実はヨハネ福音書の著者はグノーシス主義の影響を強く受けていたという学説を提唱して、学界に衝撃を与えた新約聖書学者にケーゼマンがいます。
この解釈は大貫先生が述べるようにすでに定説になっていますが、今あらためて読み返しても凄まじいインパクトがありますので、以下に御紹介します。
「[…]ヨハネがグノーシス主義的告知を準備しているか、あるいはすでにその影響下に立っていることも明らかである。なぜなら、グノーシス主義的告知は、地上に散らされた魂が天上の故郷のために集められることの中に世界史の目標を認めているからである。このグノーシス主義の問題は、われわれの福音書が流布し始めた時期が考えられねばならないような時になって始めて浮かび上がってくるのではない。それはすでにヨハネ的終末論の全体を通して提出されている」(『イエスの最後の意志』、p.173-174)

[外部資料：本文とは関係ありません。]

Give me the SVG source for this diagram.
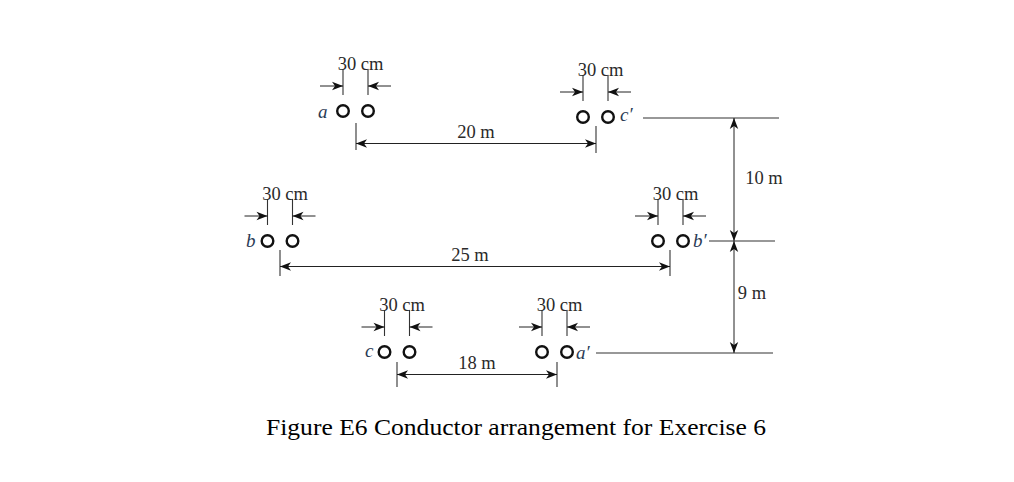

グノーシス主義自体が原始キリスト教成立以前から存在していたことも現在では定説になっています。
ちなみに、大貫先生の『ロゴスとソフィア』には『イエスの最後の意志』の「解説」が「ヨハネ福音書とグノーシス主義」として再収録されています。
近年の『ヨハネ福音書解釈の根本問題』でも、やはりケーゼマンのこの著作に新たな解説が加えられているため、ヨハネとグノーシスの問題系は大貫先生のライフワークの一つだと言えるかもしれません。